A: No. Modern utility-scale turbines contain no internal combustion engines. Older small-scale turbines (pre-2000) sometimes included diesel starters for pitch control, but these are obsolete. Today’s turbines use electric motors and battery-backed systems for blade pitching and yaw control.
Q: How much diesel does it take to build a wind turbine?
A: For a single 4.5 MW onshore turbine (tower height ~120 m, rotor diameter ~150 m), construction consumes ~12,000–18,000 liters of diesel—mostly for foundation excavation, tower lifting, and component transport.

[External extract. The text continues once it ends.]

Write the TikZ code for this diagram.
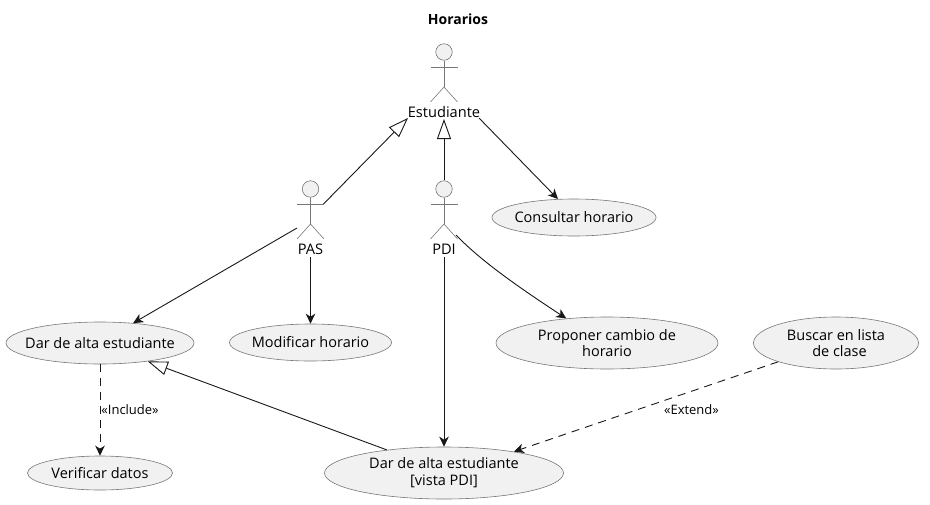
\documentclass[tikz,border=0pt]{standalone}
\usepackage{fontspec}
\setmainfont{Open Sans}
\usetikzlibrary{arrows.meta,shapes.geometric}
\definecolor{ink}{HTML}{181818}
\definecolor{edgegray}{HTML}{777777}
\definecolor{usefill}{HTML}{F1F1F1}
\tikzset{
  usecase/.style={ellipse,draw=edgegray,line width=0.6pt,fill=usefill,inner xsep=-60pt,inner ysep=-30pt,align=center,font=\fontsize{14.5}{16.8}\selectfont,text=black},
  actorhead/.style={circle,draw=edgegray,line width=0.6pt,fill=usefill,inner sep=0pt,minimum size=16.5pt},
  actorline/.style={draw=edgegray,line width=0.6pt},
  actorlabel/.style={inner sep=0pt,minimum height=16pt,font=\fontsize{14.6}{16}\selectfont,text=black},
  conn/.style={draw=ink,line width=0.9pt},
  assoc/.style={conn,-{Stealth[length=10pt,width=9.5pt,inset=3pt]}},
  dep/.style={assoc,dash pattern=on 8pt off 6pt},
  inherit/.style={conn,-{Triangle[open,length=20pt,width=14pt,fill=white]}},
  stereotype/.style={inner sep=0pt,font=\fontsize{13}{15}\selectfont,text=black}
}
\newcommand{\umlactor}[4]{% name, x, y of head centre, label
  \node[actorhead] (#1head) at (#2,#3) {};
  \draw[actorline] (#1head.south) -- (#2,#3+35);
  \draw[actorline] (#2-13.5,#3+15) -- (#2+13.5,#3+15);
  \draw[actorline] (#2-13.5,#3+50) -- (#2,#3+35) -- (#2+13.5,#3+50);
  \node[actorlabel] (#1) at (#2,#3+60) {#4};
}
\begin{document}
\begin{tikzpicture}[x=1pt,y=-1pt]
\useasboundingbox (0,0) rectangle (930,504);
\node[font=\fontsize{14}{16}\selectfont\bfseries,inner sep=0pt] (title) at (458,19) {Horarios};
\umlactor{est}{444}{52}{Estudiante}
\umlactor{pas}{310.5}{189}{PAS}
\umlactor{pdi}{444}{189}{PDI}
\coordinate (pasarm) at (323.5,204);
\coordinate (pasleft) at (297,228);
\coordinate (pdileg) at (456,235);
\node[usecase,minimum width=164pt,minimum height=37pt] (consultar) at (574,217.5) {Consultar horario};
\node[usecase,minimum width=188pt,minimum height=42pt] (alta) at (100,343) {Dar de alta estudiante};
\node[usecase,minimum width=162pt,minimum height=37pt] (modificar) at (310.5,342.5) {Modificar horario};
\node[usecase,minimum width=222pt,minimum height=52pt] (proponer) at (607,343) {Proponer cambio de\\horario};
\node[usecase,minimum width=165pt,minimum height=52pt] (buscar) at (836,343) {Buscar en lista\\\hspace*{7pt}de clase};
\node[usecase,minimum width=145pt,minimum height=34pt] (verificar) at (100,473) {Verificar datos};
\node[usecase,minimum width=239pt,minimum height=52pt] (vista) at (444,473) {Dar de alta estudiante\\{[vista PDI]}};
\draw[inherit] (pasarm) -- (408,118);
\draw[inherit] (pdihead.north) -- (444,119);
\draw[assoc] (479,118) -- (consultar.131.5);
\draw[assoc] (pasleft) -- (alta.31);
\draw[assoc] (pas.south) -- (modificar.north);
\draw[assoc] (pdi.south) -- (vista.north);
\draw[assoc] (pdileg) .. controls (482,262) and (520,288) .. (proponer.149);
\draw[inherit] (vista.158.7) -- (alta.-21.4);
\draw[dep] (alta.south) -- (verificar.north) node[stereotype,pos=0.5,right=1pt] (inc) {«Include»};
\draw[dep] (buscar.198.4) -- (vista.17.6);
\node[stereotype] (ext) at (691.5,410) {«Extend»};
\end{tikzpicture}
\end{document}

Offshore turbines require 3–5× more due to vessel operations.
Q: Can wind turbines operate without any diesel backup?
A: Yes—absolutely. Over 99% of global wind capacity operates without any diesel backup. Grid-scale wind farms rely on interconnection, forecasting, and complementary generation (hydro, solar, storage) for reliability—not diesel.
Q: Why do some wind farms still use diesel generators?
A: Only in isolated microgrids (e.g., islands, mines, Arctic communities) where grid interconnection isn’t possible. Diesel provides inertia and black-start capability—functions wind alone can’t deliver. But even there, wind typically displaces 20–40% of diesel use.
Q: Is diesel used to manufacture turbine components?
A: Indirectly—yes. Steel mills, fiberglass production, and forging facilities often use coal or natural gas, not diesel. However, shipping components globally (e.g., blades from Spain to Kansas) may involve diesel-powered cargo ships. This upstream diesel use is tracked separately in lifecycle assessments but isn’t part of turbine operation.
Q: Do wind turbines stop working when the wind stops?
A: They stop generating electricity—but that’s not a failure. It’s expected behavior. Grid operators plan for variability using weather forecasting, geographic diversity (wind always blows somewhere), and flexible resources. No diesel is needed to ‘keep them running’ during calm periods.